# [Problem to solve]
Copy the data below exactly, omitting any picture it contains.

## BEGIN

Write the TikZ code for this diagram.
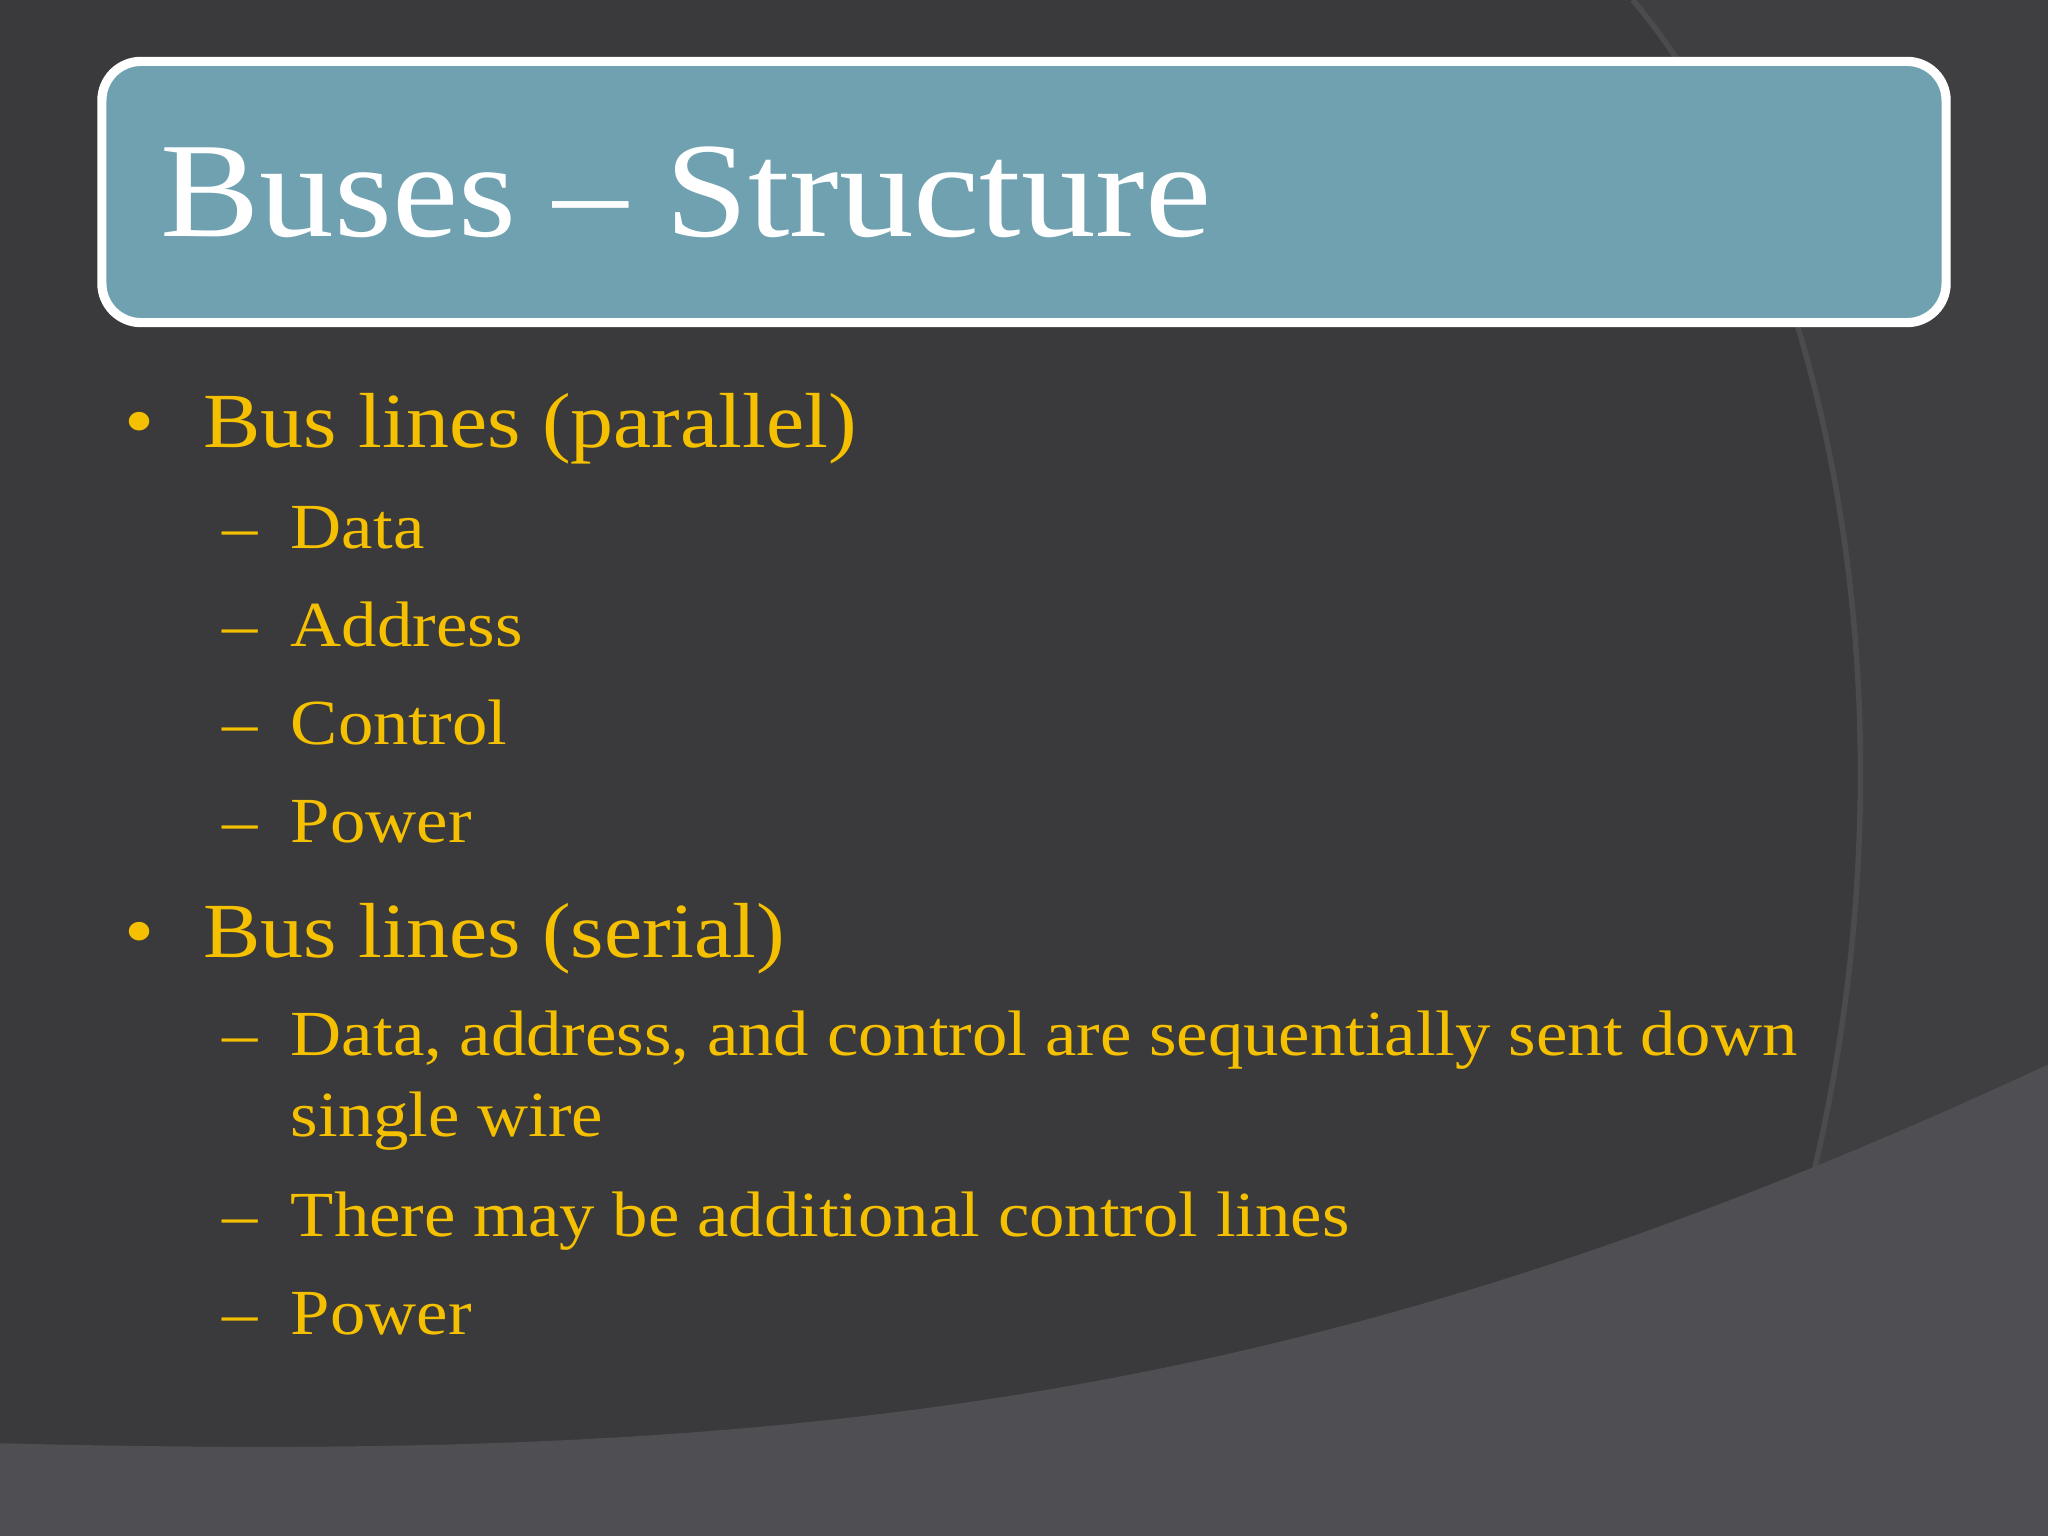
\documentclass[tikz,border=0pt]{standalone}
\usepackage{fontspec}
\setmainfont[FakeStretch=1.1]{Liberation Serif}
\definecolor{bg}{HTML}{3A393B}
\definecolor{bgr}{HTML}{3F3E41}
\definecolor{band}{HTML}{4F4E52}
\definecolor{titlefill}{HTML}{6FA1B1}
\definecolor{gold}{HTML}{F5C000}
\begin{document}
\begin{tikzpicture}[x=0.01cm,y=-0.01cm,
  lvlone/.style={anchor=base west,text=gold,font=\fontsize{17pt}{20pt}\selectfont,inner sep=0},
  lvltwo/.style={anchor=base west,text=gold,font=\fontsize{14pt}{17pt}\selectfont,inner sep=0}]
\fill[bg] (0,0) rectangle (1568,1176);
\useasboundingbox (0,0) rectangle (1568,1176);
\fill[bgr] (1250,0) .. controls (1420,200) and (1520,700) .. (1290,1176) -- (1568,1176) -- (1568,0) -- cycle;
\draw[band!80!bg,line width=1.2pt] (1250,0) .. controls (1420,200) and (1520,700) .. (1290,1176);
\fill[band] (0,1105) .. controls (600,1120) and (1000,1080) .. (1568,815) -- (1568,1176) -- (0,1176) -- cycle;
\draw[draw=white,line width=2pt,fill=titlefill,rounded corners=8.5pt] (78,47) rectangle (1490,247);
\node[anchor=base west,text=white,font=\fontsize{29.5pt}{34pt}\selectfont,inner sep=0] (tt) at (122,181) {Buses – Structure};
\node[lvlone] (b1) at (95,343) {•};
\node[lvlone] (t1) at (155,343) {Bus lines (parallel)};
\node[lvltwo] (d1) at (170,420) {–};\node[lvltwo] (s1) at (222,420) {Data};
\node[lvltwo] (d2) at (170,495) {–};\node[lvltwo] (s2) at (222,495) {Address};
\node[lvltwo] (d3) at (170,570) {–};\node[lvltwo] (s3) at (222,570) {Control};
\node[lvltwo] (d4) at (170,645) {–};\node[lvltwo] (s4) at (222,645) {Power};
\node[lvlone] (b2) at (95,733) {•};
\node[lvlone] (t2) at (155,733) {Bus lines (serial)};
\node[lvltwo] (d5) at (170,808) {–};\node[lvltwo] (s5) at (222,808) {Data, address, and control are sequentially sent down};
\node[lvltwo] (s5b) at (222,870) {single wire};
\node[lvltwo] (d6) at (170,947) {–};\node[lvltwo] (s6) at (222,947) {There may be additional control lines};
\node[lvltwo] (d7) at (170,1022) {–};\node[lvltwo] (s7) at (222,1022) {Power};
\end{tikzpicture}
\end{document}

## END

# [Completed exercise]
Write the TikZ code for this diagram.
\documentclass[tikz,border=0pt]{standalone}
\usepackage{fontspec}
\setmainfont[FakeStretch=1.1]{Liberation Serif}
\definecolor{bg}{HTML}{3A393B}
\definecolor{bgr}{HTML}{3F3E41}
\definecolor{band}{HTML}{4F4E52}
\definecolor{titlefill}{HTML}{6FA1B1}
\definecolor{gold}{HTML}{F5C000}
\begin{document}
\begin{tikzpicture}[x=0.01cm,y=-0.01cm,
  lvlone/.style={anchor=base west,text=gold,font=\fontsize{17pt}{20pt}\selectfont,inner sep=0},
  lvltwo/.style={anchor=base west,text=gold,font=\fontsize{14pt}{17pt}\selectfont,inner sep=0}]
\fill[bg] (0,0) rectangle (1568,1176);
\useasboundingbox (0,0) rectangle (1568,1176);
\fill[bgr] (1250,0) .. controls (1420,200) and (1520,700) .. (1290,1176) -- (1568,1176) -- (1568,0) -- cycle;
\draw[band!80!bg,line width=1.2pt] (1250,0) .. controls (1420,200) and (1520,700) .. (1290,1176);
\fill[band] (0,1105) .. controls (600,1120) and (1000,1080) .. (1568,815) -- (1568,1176) -- (0,1176) -- cycle;
\draw[draw=white,line width=2pt,fill=titlefill,rounded corners=8.5pt] (78,47) rectangle (1490,247);
\node[anchor=base west,text=white,font=\fontsize{29.5pt}{34pt}\selectfont,inner sep=0] (tt) at (122,181) {Buses – Structure};
\node[lvlone] (b1) at (95,343) {•};
\node[lvlone] (t1) at (155,343) {Bus lines (parallel)};
\node[lvltwo] (d1) at (170,420) {–};\node[lvltwo] (s1) at (222,420) {Data};
\node[lvltwo] (d2) at (170,495) {–};\node[lvltwo] (s2) at (222,495) {Address};
\node[lvltwo] (d3) at (170,570) {–};\node[lvltwo] (s3) at (222,570) {Control};
\node[lvltwo] (d4) at (170,645) {–};\node[lvltwo] (s4) at (222,645) {Power};
\node[lvlone] (b2) at (95,733) {•};
\node[lvlone] (t2) at (155,733) {Bus lines (serial)};
\node[lvltwo] (d5) at (170,808) {–};\node[lvltwo] (s5) at (222,808) {Data, address, and control are sequentially sent down};
\node[lvltwo] (s5b) at (222,870) {single wire};
\node[lvltwo] (d6) at (170,947) {–};\node[lvltwo] (s6) at (222,947) {There may be additional control lines};
\node[lvltwo] (d7) at (170,1022) {–};\node[lvltwo] (s7) at (222,1022) {Power};
\end{tikzpicture}
\end{document}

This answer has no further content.